18Par-delà, le biographique en classe peut être l’occasion de construire des savoirs et des apprentissages dans des domaines autres que ceux de la lecture littéraire ou de l’écriture. C’est le point de vue qu’adopte Maria Pagoni qui utilise les écritures de soi pour enrichir, chez des élèves d’une classe de sixième, la notion juridique d’identité. L’article intitulé : « Autobiographie et notion d’identité en classe » propose une approche explicite de cette notion peu abordée à l’école. C’est en produisant un récit de vie, en le comparant à celui des autres, en y retrouvant des repères sociaux importants que se constituent les catégories de privé et de public, qui sont au centre même de la notion juridique d’identité. Cette catégorisation menée à partir de l’écriture est l’occasion de bâtir les concepts fondamentaux de l’identité. L’autobiographie est un outil, au service d’un apprentissage qui la dépasse.

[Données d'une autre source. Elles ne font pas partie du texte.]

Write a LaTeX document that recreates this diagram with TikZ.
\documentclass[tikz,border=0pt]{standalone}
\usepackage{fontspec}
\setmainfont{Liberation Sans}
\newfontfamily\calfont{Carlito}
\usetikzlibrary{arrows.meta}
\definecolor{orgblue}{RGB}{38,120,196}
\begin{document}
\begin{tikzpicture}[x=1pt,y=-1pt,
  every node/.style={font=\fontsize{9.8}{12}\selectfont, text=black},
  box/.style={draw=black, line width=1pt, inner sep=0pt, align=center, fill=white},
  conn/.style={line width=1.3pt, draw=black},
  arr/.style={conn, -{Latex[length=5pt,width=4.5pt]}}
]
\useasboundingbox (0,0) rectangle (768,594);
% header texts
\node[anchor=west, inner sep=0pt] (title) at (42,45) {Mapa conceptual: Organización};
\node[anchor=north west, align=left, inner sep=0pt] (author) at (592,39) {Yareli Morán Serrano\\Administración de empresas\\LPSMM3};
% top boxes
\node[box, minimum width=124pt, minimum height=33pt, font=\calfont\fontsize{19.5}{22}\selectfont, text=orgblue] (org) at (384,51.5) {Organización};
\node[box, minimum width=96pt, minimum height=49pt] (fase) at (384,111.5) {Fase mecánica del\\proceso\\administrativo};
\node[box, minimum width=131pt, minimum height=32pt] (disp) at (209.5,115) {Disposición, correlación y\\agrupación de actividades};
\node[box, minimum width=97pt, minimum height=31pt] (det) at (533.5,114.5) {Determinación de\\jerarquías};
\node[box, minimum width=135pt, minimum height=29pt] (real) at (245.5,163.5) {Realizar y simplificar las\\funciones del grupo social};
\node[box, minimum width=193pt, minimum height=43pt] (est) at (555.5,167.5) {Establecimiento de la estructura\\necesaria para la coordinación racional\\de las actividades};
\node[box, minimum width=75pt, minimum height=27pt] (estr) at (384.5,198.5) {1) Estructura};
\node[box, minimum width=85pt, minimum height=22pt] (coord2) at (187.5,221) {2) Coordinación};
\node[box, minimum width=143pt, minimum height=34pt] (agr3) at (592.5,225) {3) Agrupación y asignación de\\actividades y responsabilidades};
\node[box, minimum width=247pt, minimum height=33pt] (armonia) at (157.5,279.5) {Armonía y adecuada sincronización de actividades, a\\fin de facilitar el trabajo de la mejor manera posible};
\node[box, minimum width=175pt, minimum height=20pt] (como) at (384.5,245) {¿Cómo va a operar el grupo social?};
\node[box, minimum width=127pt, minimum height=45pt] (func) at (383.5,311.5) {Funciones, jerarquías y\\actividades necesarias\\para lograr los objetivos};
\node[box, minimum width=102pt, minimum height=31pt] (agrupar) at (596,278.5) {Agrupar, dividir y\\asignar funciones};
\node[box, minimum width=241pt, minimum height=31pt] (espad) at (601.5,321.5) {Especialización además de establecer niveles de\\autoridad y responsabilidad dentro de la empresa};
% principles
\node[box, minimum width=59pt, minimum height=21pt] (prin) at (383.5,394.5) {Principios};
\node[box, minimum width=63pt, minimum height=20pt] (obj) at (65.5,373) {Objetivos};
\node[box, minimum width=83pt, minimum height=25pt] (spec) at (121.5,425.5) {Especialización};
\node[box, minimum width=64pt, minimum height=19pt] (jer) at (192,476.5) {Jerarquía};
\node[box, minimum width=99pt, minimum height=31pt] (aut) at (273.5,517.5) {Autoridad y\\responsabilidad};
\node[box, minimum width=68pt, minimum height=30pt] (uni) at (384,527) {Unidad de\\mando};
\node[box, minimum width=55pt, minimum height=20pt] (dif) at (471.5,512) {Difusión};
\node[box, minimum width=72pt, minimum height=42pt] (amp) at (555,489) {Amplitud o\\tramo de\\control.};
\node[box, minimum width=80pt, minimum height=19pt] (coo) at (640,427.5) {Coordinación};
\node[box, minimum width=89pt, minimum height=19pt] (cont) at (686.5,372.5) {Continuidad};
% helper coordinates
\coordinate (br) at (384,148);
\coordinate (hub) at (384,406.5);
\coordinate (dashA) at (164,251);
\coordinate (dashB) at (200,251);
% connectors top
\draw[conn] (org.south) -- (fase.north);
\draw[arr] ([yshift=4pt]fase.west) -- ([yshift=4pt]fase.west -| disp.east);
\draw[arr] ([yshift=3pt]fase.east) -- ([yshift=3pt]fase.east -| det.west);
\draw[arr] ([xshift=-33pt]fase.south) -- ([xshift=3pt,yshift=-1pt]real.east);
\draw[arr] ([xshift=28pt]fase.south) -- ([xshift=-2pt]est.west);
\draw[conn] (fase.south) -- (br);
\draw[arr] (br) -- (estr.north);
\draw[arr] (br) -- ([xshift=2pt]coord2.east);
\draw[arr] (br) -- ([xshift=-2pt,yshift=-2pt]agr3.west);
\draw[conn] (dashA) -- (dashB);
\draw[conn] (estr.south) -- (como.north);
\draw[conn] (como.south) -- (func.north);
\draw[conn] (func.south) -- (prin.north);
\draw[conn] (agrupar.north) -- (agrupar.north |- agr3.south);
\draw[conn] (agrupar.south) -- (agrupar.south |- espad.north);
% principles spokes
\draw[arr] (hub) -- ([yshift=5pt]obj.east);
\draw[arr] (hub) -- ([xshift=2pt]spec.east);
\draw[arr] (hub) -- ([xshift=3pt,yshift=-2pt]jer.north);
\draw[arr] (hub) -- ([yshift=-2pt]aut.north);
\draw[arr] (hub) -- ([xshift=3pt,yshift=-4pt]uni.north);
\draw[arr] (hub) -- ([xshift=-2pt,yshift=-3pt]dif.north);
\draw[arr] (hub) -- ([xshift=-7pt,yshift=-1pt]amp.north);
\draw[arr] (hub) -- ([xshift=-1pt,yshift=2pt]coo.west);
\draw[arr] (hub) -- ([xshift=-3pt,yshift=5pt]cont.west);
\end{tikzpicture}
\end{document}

19C’est également comme outil qu’est utilisée l’autobiographie dans l’article de Muriel Molinié : « Finalités du “biographique” en didactique des langues. » En effet, lors de la mise en place, dans le cadre des programmes européens, d’une politique commune d’apprentissage des langues de l’Union, il a été imaginé de rendre les élèves acteurs de leurs apprentissages en leur proposant de tenir une sorte de journal ou d’état de cet apprentissage linguistique. Le récit de vie à finalité linguistique est un récit qui permet de mesurer les étapes de cette acquisition et d’en évaluer, de manière interne, les résultats. Mais il s’agit avant tout d’une écriture autobiographique qui sollicite le sujet dans son histoire et dans la narration qu’il en fait. Les écritures de soi demeurent, quelle qu’en soit la finalité, des outils ambivalents et de ce fait ambigus, car la sollicitation du vécu ne peut être neutre. Dans ce récit, le scripteur se dévoile comme sujet de l’écriture, mais également comme sujet de son texte, et ce double mouvement exige que soit posé un contrat didactique précis.
20La présence du biographique à l’école s’inscrit dans un contexte social de réflexion sur l’identité, que ce soit celle de l’Autre, par la lecture des biographies et des autobiographies d’auteurs, que ce soit celle de l’élève lecteur ou scripteur, au cours de pratiques d’écritures de soi, que ce soit une interrogation sur le concept même d’identité et sur ses fondements civiques. Dans tous les cas, les questions posées par l’identité sont essentiellement des questions de langage, comme le reconnait Claude Dubar dans son ouvrage La Crise des identités (PUF, 2000), et l’école, par la lecture littéraire, par l’enseignement de l’écriture et par divers apprentissages, joue un rôle important dans la réflexion et l’acquisition de cette capacité à transformer une vie particulière en récit.